4. So, the solution to $\sin x = 0.2$ that is close to $0$ (which is $x = \arcsin(0.2)$) and one of the solutions to $x - \frac{x^3}{3!} = 0.2$ (the one close to $0$) will be **approximately equal**.

Alternative answer

Answer:
(a) The equation $\sin x = 0.2$ has infinitely many solutions. The equation $x - \frac{x^{3}}{3!} = 0.2$ has three real solutions.
(b) The solutions of both equations that are approximately equal are the ones that are close to zero.

Explain
This is a question about analyzing the number of solutions for different types of equations and understanding approximations. The solving step is:

First, let's understand each equation.

**Equation 1: $\sin x = 0.2$**

* **Understanding the graph:** Imagine the graph of $y = \sin x$. It's a wave that goes up and down between -1 and 1.
* **Finding solutions:** If you draw a horizontal line at $y = 0.2$, this line will cross the sine wave many, many times.
* **Number of solutions:** Because the sine wave keeps repeating forever (it's periodic), the line $y = 0.2$ will intersect it infinitely many times. So, there are **infinitely many solutions**.

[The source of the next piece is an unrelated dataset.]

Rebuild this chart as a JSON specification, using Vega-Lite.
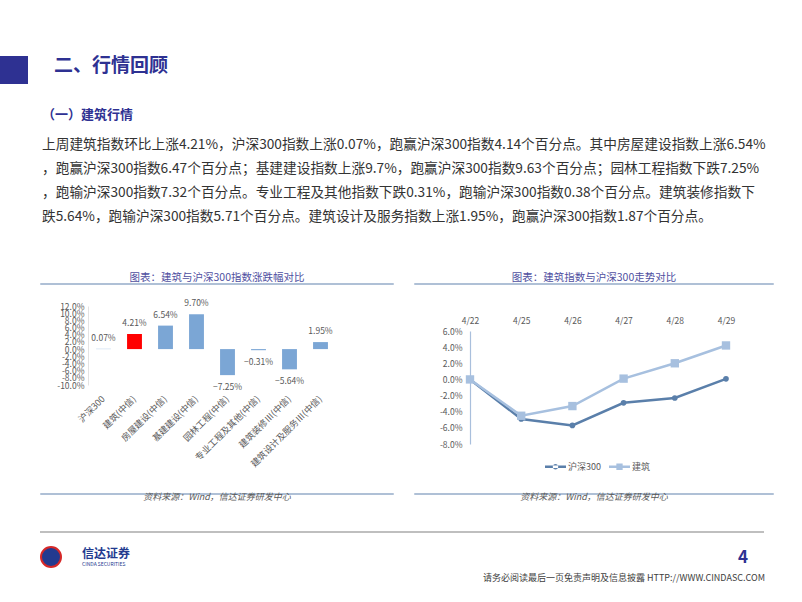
{
  "$schema": "https://vega.github.io/schema/vega-lite/v6.json",
  "padding": {"left": 0, "top": 50, "right": 0, "bottom": 0},
  "background": "white",
  "config": {
    "view": {"stroke": null},
    "font": "Noto Sans CJK SC",
    "axis": {"labelFont": "Noto Sans CJK SC", "labelOverlap": false},
    "legend": {"labelFont": "Noto Sans CJK SC", "layout": {"bottom": {"anchor": "middle"}}}
  },
  "spacing": 0,
  "resolve": {"scale": {"color": "independent"}, "legend": {"color": "independent"}},
  "vconcat": [
    {
      "spacing": 26,
      "hconcat": [
        {
          "width": 28, "height": 28,
          "view": {"fill": "#2E3192", "stroke": null},
          "data": {"values": [{}]},
          "mark": {"type": "text", "text": ""}
        },
        {
          "width": 700, "height": 0.01,
          "data": {"values": [{}]},
          "mark": {"type": "text", "text": ""},
          "title": {"text": "二、行情回顾", "orient": "bottom", "anchor": "start", "baseline": "top", "offset": -4, "fontSize": 19, "fontWeight": "bold", "color": "#2E3192"}
        }
      ]
    },
    {
      "width": 1, "height": 25, "data": {"values": [{}]}, "mark": {"type": "text", "text": ""}
    },
    {
      "width": 760, "height": 0.01,
      "data": {"values": [{}]},
      "mark": {"type": "text", "text": ""},
      "title": {
        "text": "\u00a0（一）建筑行情",
        "subtitle": [
          "上周建筑指数环比上涨4.21%，沪深300指数上涨0.07%，跑赢沪深300指数4.14个百分点。其中房屋建设指数上涨6.54%",
          "，跑赢沪深300指数6.47个百分点；基建建设指数上涨9.7%，跑赢沪深300指数9.63个百分点；园林工程指数下跌7.25%",
          "，跑输沪深300指数7.32个百分点。专业工程及其他指数下跌0.31%，跑输沪深300指数0.38个百分点。建筑装修指数下",
          "跌5.64%，跑输沪深300指数5.71个百分点。建筑设计及服务指数上涨1.95%，跑赢沪深300指数1.87个百分点。"
        ],
        "anchor": "start", "dx": 42, "offset": 0, "baseline": "top",
        "fontSize": 13, "fontWeight": "bold", "color": "#2E3192",
        "subtitleFontSize": 13.7, "subtitleColor": "#333333", "subtitleLineHeight": 24, "subtitlePadding": 16
      }
    },
    {
      "width": 1, "height": 35, "data": {"values": [{}]}, "mark": {"type": "text", "text": ""}
    },
    {
      "spacing": 20,
      "hconcat": [
        {"width": 20, "height": 0.01, "data": {"values": [{}]}, "mark": {"type": "text", "text": "", "fontSize": 0}},
        {
          "width": 352, "height": 0.01,
          "view": {"stroke": "#95ABC8", "strokeWidth": 1.5},
          "data": {"values": [{}]}, "mark": {"type": "text", "text": "", "fontSize": 0},
          "title": {"text": "图表：建筑与沪深300指数涨跌幅对比", "anchor": "middle", "offset": 1, "fontSize": 10.5, "fontWeight": "normal", "color": "#4F4F9F"}
        },
        {
          "width": 358, "height": 0.01,
          "view": {"stroke": "#95ABC8", "strokeWidth": 1.5},
          "data": {"values": [{}]}, "mark": {"type": "text", "text": "", "fontSize": 0},
          "title": {"text": "图表：建筑指数与沪深300走势对比", "anchor": "middle", "offset": 1, "fontSize": 10.5, "fontWeight": "normal", "color": "#4F4F9F"}
        }
      ]
    },
    {
      "spacing": 20,
      "resolve": {"scale": {"color": "independent"}, "legend": {"color": "independent"}},
      "hconcat": [
        {"width": 20, "height": 0.01, "data": {"values": [{}]}, "mark": {"type": "text", "text": "", "fontSize": 0}},
        {
          "spacing": 0,
          "vconcat": [
            {"width": 1, "height": 14, "data": {"values": [{}]}, "mark": {"type": "text", "text": "", "fontSize": 0}},
            {
              "width": 248, "height": 79,
              "data": {"values": [
                {"name": "沪深300", "value": 0.0007},
                {"name": "建筑(中信)", "value": 0.0421},
                {"name": "房屋建设(中信)", "value": 0.0654},
                {"name": "基建建设(中信)", "value": 0.097},
                {"name": "园林工程(中信)", "value": -0.0725},
                {"name": "专业工程及其他(中信)", "value": -0.0031},
                {"name": "建筑装修Ⅲ(中信)", "value": -0.0564},
                {"name": "建筑设计及服务Ⅲ(中信)", "value": 0.0195}
              ]},
              "encoding": {
                "x": {"field": "name", "type": "nominal", "sort": null,
                  "scale": {"paddingInner": 0.52, "paddingOuter": 0.26},
                  "axis": {"title": null, "labelAngle": -45, "labelAlign": "right", "labelBaseline": "middle", "labelPadding": 12, "ticks": false, "domain": false, "labelFontSize": 9, "labelColor": "#595959"}},
                "y": {"field": "value", "type": "quantitative",
                  "scale": {"domain": [-0.1, 0.12], "nice": false},
                  "axis": {"title": null, "values": [-0.1, -0.08, -0.06, -0.04, -0.02, 0, 0.02, 0.04, 0.06, 0.08, 0.1, 0.12],
                    "labelExpr": "(datum.value < -0.0001 ? '-' : '') + format(abs(datum.value), '.1%')",
                    "labelOverlap": false, "labelFlush": false, "labelBound": false, "labelFontSize": 8.5, "labelColor": "#595959", "labelLineHeight": 8,
                    "ticks": false, "grid": false, "domain": true, "domainColor": "#E3E3E3", "labelPadding": 4, "minExtent": 48}}
              },
              "layer": [
                {
                  "mark": {"type": "rule", "color": "#C9D6E6", "strokeWidth": 1},
                  "encoding": {"y": {"datum": 0, "type": "quantitative"}}
                },
                {
                  "mark": {"type": "bar"},
                  "encoding": {
                    "color": {"condition": {"test": "datum.name === '建筑(中信)'", "value": "#FF0000"}, "value": "#7BA6D5"}
                  }
                },
                {
                  "transform": [{"filter": "datum.value >= 0"}],
                  "mark": {"type": "text", "dy": -11, "fontSize": 8.5, "color": "#595959"},
                  "encoding": {"text": {"field": "value", "type": "quantitative", "format": ".2%"}}
                },
                {
                  "transform": [{"filter": "datum.value < 0"}],
                  "mark": {"type": "text", "dy": 12, "fontSize": 8.5, "color": "#595959"},
                  "encoding": {"text": {"field": "value", "type": "quantitative", "format": ".2%"}}
                }
              ]
            }
          ]
        },
        {"width": 36, "height": 0.01, "data": {"values": [{}]}, "mark": {"type": "text", "text": "", "fontSize": 0}},
        {
          "spacing": 0,
          "resolve": {"scale": {"color": "independent"}, "legend": {"color": "independent"}},
          "vconcat": [
            {"width": 1, "height": 14, "data": {"values": [{}]}, "mark": {"type": "text", "text": "", "fontSize": 0}},
            {
              "width": 256, "height": 113,
              "data": {"values": [
                {"date": "4/22", "series": "沪深300", "value": 0},
                {"date": "4/25", "series": "沪深300", "value": -4.9},
                {"date": "4/26", "series": "沪深300", "value": -5.7},
                {"date": "4/27", "series": "沪深300", "value": -2.9},
                {"date": "4/28", "series": "沪深300", "value": -2.3},
                {"date": "4/29", "series": "沪深300", "value": 0.07},
                {"date": "4/22", "series": "建筑", "value": 0},
                {"date": "4/25", "series": "建筑", "value": -4.5},
                {"date": "4/26", "series": "建筑", "value": -3.3},
                {"date": "4/27", "series": "建筑", "value": 0.1},
                {"date": "4/28", "series": "建筑", "value": 2.0},
                {"date": "4/29", "series": "建筑", "value": 4.21}
              ]},
              "encoding": {
                "x": {"field": "date", "type": "ordinal", "sort": null,
                  "scale": {"type": "point", "padding": 0},
                  "axis": {"orient": "top", "title": null, "labelAngle": 0, "ticks": false, "domain": false, "labelPadding": 6, "minExtent": 32, "labelFontSize": 8.5, "labelColor": "#595959"}},
                "y": {"field": "value", "type": "quantitative",
                  "scale": {"domain": [-8, 6], "nice": false},
                  "axis": {"title": null, "values": [-8, -6, -4, -2, 0, 2, 4, 6],
                    "labelExpr": "(datum.value < 0 ? '-' : '') + format(abs(datum.value), '.1f') + '%'",
                    "labelOverlap": false, "labelFlush": false, "labelFontSize": 8.5, "labelColor": "#595959",
                    "ticks": false, "grid": false, "domain": true, "domainColor": "#A9BFDC", "domainWidth": 1.2, "labelPadding": 8, "minExtent": 58}}
              },
              "layer": [
                {
                  "mark": {"type": "rule", "color": "#E0E0E0", "strokeWidth": 1},
                  "encoding": {"y": {"datum": 0, "type": "quantitative"}}
                },
                {
                  "mark": {"type": "line", "strokeWidth": 2.5},
                  "encoding": {
                    "color": {"field": "series", "type": "nominal",
                      "scale": {"domain": ["沪深300", "建筑"], "range": ["#5A7FAA", "#A7C0DF"]},
                      "legend": {"title": null, "orient": "bottom", "direction": "horizontal", "offset": 12,
                        "labelFontSize": 9, "labelColor": "#595959", "symbolSize": 441, "labelOffset": 2, "columnPadding": 8,
                        "encode": {"symbols": {"update": {
                          "shape": {"signal": "datum.value === '沪深300' ? 'M-1,-0.12 L1,-0.12 L1,0.12 L-1,0.12 Z M-0.26,0 A0.26,0.26 0 1,0 0.26,0 A0.26,0.26 0 1,0 -0.26,0 Z' : 'M-1,-0.12 L1,-0.12 L1,0.12 L-1,0.12 Z M-0.3,-0.3 L0.3,-0.3 L0.3,0.3 L-0.3,0.3 Z'"},
                          "fill": {"signal": "datum.value === '沪深300' ? '#5A7FAA' : '#A7C0DF'"},
                          "fillOpacity": {"value": 1},
                          "stroke": {"value": "transparent"},
                          "strokeWidth": {"value": 0}
                        }}}}}
                  }
                },
                {
                  "transform": [{"filter": "datum.series === '沪深300'"}],
                  "mark": {"type": "circle", "size": 32, "color": "#5A7FAA", "opacity": 1}
                },
                {
                  "transform": [{"filter": "datum.series === '建筑'"}],
                  "mark": {"type": "square", "size": 70, "color": "#A7C0DF", "opacity": 1}
                }
              ]
            }
          ]
        }
      ]
    },
    {
      "width": 1, "height": 20, "data": {"values": [{}]}, "mark": {"type": "text", "text": "", "fontSize": 0}
    },
    {
      "spacing": 20,
      "hconcat": [
        {"width": 20, "height": 0.01, "data": {"values": [{}]}, "mark": {"type": "text", "text": "", "fontSize": 0}},
        {
          "width": 352, "height": 0.01,
          "view": {"stroke": "#95ABC8", "strokeWidth": 1.5},
          "data": {"values": [{}]}, "mark": {"type": "text", "text": "", "fontSize": 0},
          "title": {"text": "资料来源：Wind，信达证券研发中心", "orient": "bottom", "anchor": "middle", "offset": -1, "fontSize": 9, "fontStyle": "italic", "fontWeight": "normal", "color": "#595959"}
        },
        {
          "width": 358, "height": 0.01,
          "view": {"stroke": "#95ABC8", "strokeWidth": 1.5},
          "data": {"values": [{}]}, "mark": {"type": "text", "text": "", "fontSize": 0},
          "title": {"text": "资料来源：Wind，信达证券研发中心", "orient": "bottom", "anchor": "middle", "offset": -1, "fontSize": 9, "fontStyle": "italic", "fontWeight": "normal", "color": "#595959"}
        }
      ]
    },
    {
      "width": 1, "height": 28, "data": {"values": [{}]}, "mark": {"type": "text", "text": "", "fontSize": 0}
    },
    {
      "spacing": 20,
      "hconcat": [
        {"width": 20, "height": 0.01, "data": {"values": [{}]}, "mark": {"type": "text", "text": "", "fontSize": 0}},
        {
          "width": 722, "height": 0.01,
          "view": {"stroke": "#BFBFBF", "strokeWidth": 2},
          "data": {"values": [{}]}, "mark": {"type": "text", "text": "", "fontSize": 0}
        }
      ]
    },
    {
      "width": 1, "height": 12, "data": {"values": [{}]}, "mark": {"type": "text", "text": "", "fontSize": 0}
    },
    {
      "spacing": 20,
      "hconcat": [
        {"width": 20, "height": 0.01, "data": {"values": [{}]}, "mark": {"type": "text", "text": "", "fontSize": 0}},
        {
          "width": 20, "height": 20,
          "view": {"fill": "#233A8F", "stroke": "#D62828", "strokeWidth": 2, "cornerRadius": 10},
          "data": {"values": [{}]}, "mark": {"type": "text", "text": "", "fontSize": 0}
        },
        {
          "width": 60, "height": 0.01,
          "data": {"values": [{}]}, "mark": {"type": "text", "text": "", "fontSize": 0},
          "title": {"text": "信达证券", "subtitle": "CINDA SECURITIES", "orient": "bottom", "anchor": "start", "baseline": "top", "offset": 2, "dx": -12, "fontSize": 12, "fontWeight": "bold", "color": "#233A8F", "subtitleFontSize": 5, "subtitleColor": "#233A8F", "subtitlePadding": 1}
        },
        {
          "spacing": 0,
          "vconcat": [
            {
              "width": 574, "height": 0.01,
              "data": {"values": [{}]}, "mark": {"type": "text", "text": "", "fontSize": 0},
              "title": {"text": "4", "orient": "bottom", "anchor": "end", "offset": 3, "baseline": "top", "fontSize": 17, "fontWeight": "bold", "color": "#2E3192"}
            },
            {
              "width": 591, "height": 0.01,
              "data": {"values": [{}]}, "mark": {"type": "text", "text": "", "fontSize": 0},
              "title": {"text": "请务必阅读最后一页免责声明及信息披露 HTTP://WWW.CINDASC.COM", "orient": "bottom", "anchor": "end", "offset": 7, "baseline": "top", "fontSize": 9, "fontWeight": "normal", "color": "#404040"}
            }
          ]
        }
      ]
    }
  ]
}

**Equation 2: $x - \frac{x^{3}}{3!} = 0.2$**

* **Simplifying:** Remember that $3!$ means $3 \times 2 \times 1 = 6$. So, the equation is $x - \frac{x^{3}}{6} = 0.2$. This is a type of equation called a cubic equation because it has an $x^3$ term.
* **Understanding the graph:** If you were to graph $y = x - \frac{x^{3}}{6}$, the shape looks like a stretched 'S' rotated sideways. It goes up for a bit, then curves down, and then curves up again (or vice-versa, depending on coefficients).
* Let's think about some values for $f(x) = x - x^3/6 - 0.2$:
* If $x$ is a very large positive number, $x^3/6$ grows much faster than $x$, so $x - x^3/6$ becomes a very large negative number.
* If $x=0$, $0 - 0 - 0.2 = -0.2$.
* If $x=1$, $1 - 1/6 - 0.2 = 1 - 0.166... - 0.2 = 0.633...$ (positive).
* If $x=3$, $3 - 27/6 - 0.2 = 3 - 4.5 - 0.2 = -1.7$ (negative).
* Since the function goes from positive (for very large negative $x$) to negative (at $x=0$) then positive (at $x=1$) then negative (at $x=3$) and eventually very large negative (for very large positive $x$), it must cross the x-axis (where $y=0$) three times.
* **Number of solutions:** For a cubic equation like this one, it generally has **three real solutions**. You can imagine drawing the graph of $y = x - \frac{x^{3}}{6}$ and then drawing a horizontal line at $y = 0.2$. This line will cross the S-shaped curve in three different places.

**Connecting the two equations (Part b):**

* **The cool math trick:** Did you know that when $x$ is a very small number (close to zero), the $\sin x$ function is almost the same as $x$? And it's even more closely approximated by $x - \frac{x^{3}}{6}$! This is a special trick from advanced math (Taylor series, but we don't need to know the name, just the idea!).
* **Comparing solutions:**
* For $\sin x = 0.2$, one solution is a small number (the "principal" value). If you use a calculator, you'll find that $x = \arcsin(0.2)$ is about $0.201$ radians.
* Since $x - \frac{x^{3}}{6}$ is a very good approximation for $\sin x$ when $x$ is small, it makes sense that if $\sin x = 0.2$, then $x - \frac{x^{3}}{6}$ should also be very close to $0.2$ for the same small $x$.
* So, the solution to $x - \frac{x^{3}}{6} = 0.2$ that is a small number will be approximately equal to the small solution of $\sin x = 0.2$. The other solutions to $x - \frac{x^{3}}{6} = 0.2$ (which are not close to zero) won't match any of the small $\sin x$ solutions because the approximation is only good for small $x$.
* **Conclusion:** The solutions of the two equations that are approximately equal are the ones that are **close to zero**.